Lucky for you, I’ve put together another short video explaining all, so grab a pen and paper and check it out…
What do you need to apply for planning permission?
- Scale drawing
- Ordinance survey
- Site plan
- Supporting pictures
You can gather of these things yourself, really easily.
The scale drawing is the elevations of your building. So, if you’re going for a shed, then you draw a scale picture of the front, back and sides.
Councils like to use one to 50, which is one centimetre for every 500 millimetres, and it’s fairly straightforward to do.
You can do it with a pen, pencil and ruler, or you could use digital software to help you.
The ordinance survey costs about 36 pounds and you can get that online.
It’s like a street plan of where your house is that you can download, and again it’s to scale, so you would just draw in the size of shed you’ve got on that plan.
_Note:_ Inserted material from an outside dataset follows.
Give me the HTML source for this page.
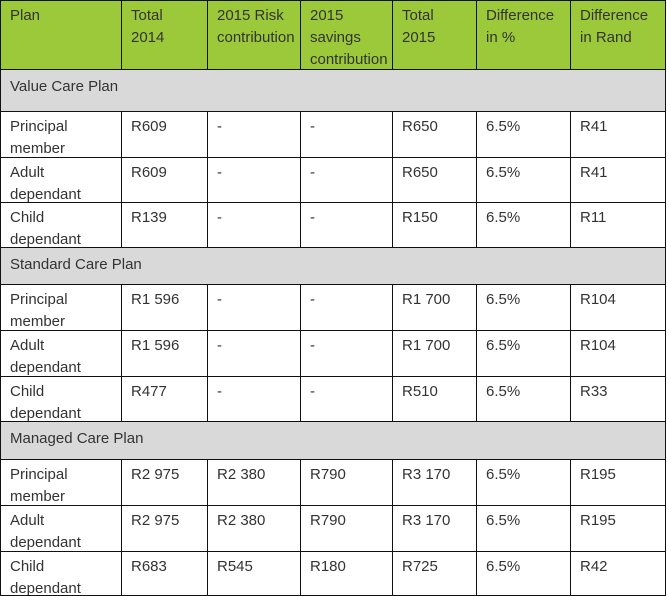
<!DOCTYPE html>
<html><head><style>
body{margin:0;background:#fff;width:667px;height:596px;overflow:hidden;font-family:"Liberation Sans",Arial,sans-serif;position:relative;}
.c{position:absolute;box-sizing:border-box;border:1px solid #111;font-size:15px;line-height:22px;color:#333;padding:4px 0 0 9px;white-space:nowrap;overflow:hidden;}
.h{background:#9cc93a;}
.g{background:#d9d9d9;padding-top:6px;}
</style></head><body>
<div id="t"></div>
<script>
var xs=[0,121,207,300,392,476,570,665];
var rows=[
[0,70,'h',['Plan','Total<br>2014','2015 Risk<br>contribution','2015<br>savings<br>contribution','Total<br>2015','Difference<br>in %','Difference<br>in Rand']],
[69,43,'g','Value Care Plan'],
[111,47,'',['Principal<br>member','R609','-','-','R650','6.5%','R41']],
[157,46,'',['Adult<br>dependant','R609','-','-','R650','6.5%','R41']],
[202,46,'',['Child<br>dependant','R139','-','-','R150','6.5%','R11']],
[247,38,'g','Standard Care Plan'],
[284,47,'',['Principal<br>member','R1 596','-','-','R1 700','6.5%','R104']],
[330,47,'',['Adult<br>dependant','R1 596','-','-','R1 700','6.5%','R104']],
[376,46,'',['Child<br>dependant','R477','-','-','R510','6.5%','R33']],
[421,39,'g','Managed Care Plan'],
[459,47,'',['Principal<br>member','R2 975','R2 380','R790','R3 170','6.5%','R195']],
[505,47,'',['Adult<br>dependant','R2 975','R2 380','R790','R3 170','6.5%','R195']],
[551,45,'',['Child<br>dependant','R683','R545','R180','R725','6.5%','R42']]
];
var h='';
rows.forEach(function(r){
 if(r[2]=='g'){h+='<div class="c g" style="left:0;top:'+r[0]+'px;width:666px;height:'+r[1]+'px">'+r[3]+'</div>';}
 else{for(var i=0;i<7;i++){h+='<div class="c '+r[2]+'" style="left:'+xs[i]+'px;top:'+r[0]+'px;width:'+(xs[i+1]-xs[i]+1)+'px;height:'+r[1]+'px">'+r[3][i]+'</div>';}}
});
document.getElementById('t').innerHTML=h;
</script>
</body></html>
A site plan is basically a bigger version of the ordinance survey with everything in your garden filled out, e.g. all the shrubbery, grass areas or decks and any fixtures and fittings that are already there, with the proposed shed in place.
Supporting pictures are to show what the garden’s like before the shed comes, and that’s pretty much it.
They can take information from them and decide whether or not you’re okay to go ahead. Nine times out of ten we don’t have any problems. I think on average over the past ten years, I’ve been refused planning twice, and I’m submitting maybe 20 applications a year.
They like timber buildings, they’re not going to hate you for applying, and everybody needs a shed, so it’s understandable.